As I stated in my first post, businesses are more akin to governments than to individuals; they are collective organizations which increase overall wealth, security, and efficiency but must be carefully monitored and limited lest they usurp the power of the people. The Citizens United case gives corporations (and unions) undue power over the political process, and Republicans who actually believe that "corporations are people" risk being labeled as protecting corporate fat cats at the expense of ordinary people.


  1. Very interesting comments and I agree that the answer to the 10/1 question was more for the primary than for the general election. However, I also think that many of the candidates believe that, at this point, more debt is like more heroin. They believe the only way to get well is to have cuts with NO increase in the addiction.
    On the point about the legal definition of a corporate "person": I believe Mitt was taking the business definition which I also learned in MBA school. The decision goes back to the 1886 supreme court decision: "Corporate personhood refers to the question of which subset, if any, of rights afforded under the law to natural persons should also be afforded to corporations as legal persons. In the United States, corporations were recognized as having rights to contract, and to have those contracts honored the same as contracts entered into by natural persons, in Dartmouth College v. Woodward, decided in 1819. In the 1886 case Santa Clara County v. Southern Pacific Railroad, 118 U.S. 394, the Supreme Court recognized that corporations were recognized as persons for purposes of the Fourteenth Amendment.[1][2] the argument goes back to the supreme court decision in 1886"

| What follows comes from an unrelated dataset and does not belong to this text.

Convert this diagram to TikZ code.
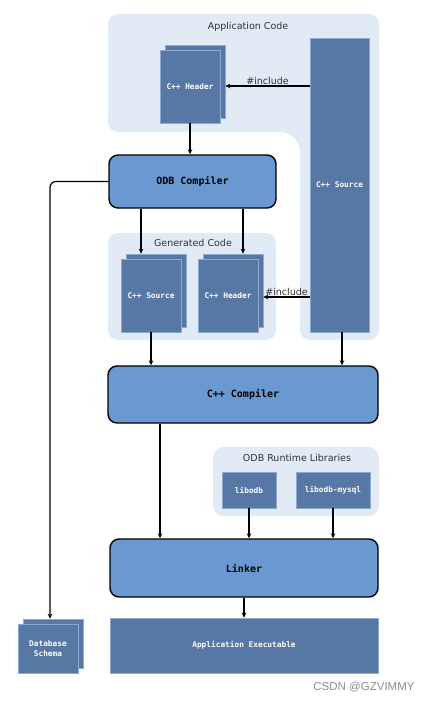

  2. Maybe they believe that the only way to get well is to have only cuts with no increase in the addiction...but saying "I won't take a 10:1 deal" is completely out of touch with reality. The only way they'll get a spending-cuts-only solution that is meaningful is if the GOP controls the White House and both houses of Congress with a supermajority in the Senate. Even if they did, since the country is fairly evenly divided between liberals and conservatives, a bill that made significant cuts to entitlements with no new revenue whatsoever would probably be quite unpopular and result in lots of Republicans getting kicked out of office.

    It makes sense that corporations should have the same rights regarding contracts, due process, and property. But corporations are not persons for the purposes of politics; they cannot vote or run for office. Giving them the right to unlimited political donations is unfair because large corporations and unions have so much money that they can drown out individuals, while not necessarily representing the views of all of their members.

  3. I agree with both your points with a minor proviso. Either cut off both big union and big corp or allow both. Then I right there with you.

  4. The BIG problem is that a 10/1 or any promise can't be enforced unless you already have control of both houses and the executive and then you don't need a promise. The democrats have made these promises before and NEVER honored them. The most famous is Reagan's 3/1 deal with Tip O'Neil. Reagan honored his part and raised the taxes, but the Democrats NEVER allowed ANY cuts. Reagan said before he left office that he hoped to see the cuts before he passed from this world and that didn't happen either.

  5. Of course cut off both big unions and big corporations. The point is that large moneyed organizations should not be able to have a huge influence on elections.

  6. Of course they said they would reject a 10/1 deal since the democrats would never honor it (they never have before, see other poster's comments on Reagan). What they should have said was that they would accept a deal of 10/1 BUT ONLY if revenue increases FOLLOWED cuts. So for each stepwise set of cuts they would enact appropriate revenue, not necessarily tax rate increases.

  7. Democrats promising 3/1, 10/1 or 100/1 cuts/revenue increases is just like the scorpion promising not to sting the frog as they crossed the pond.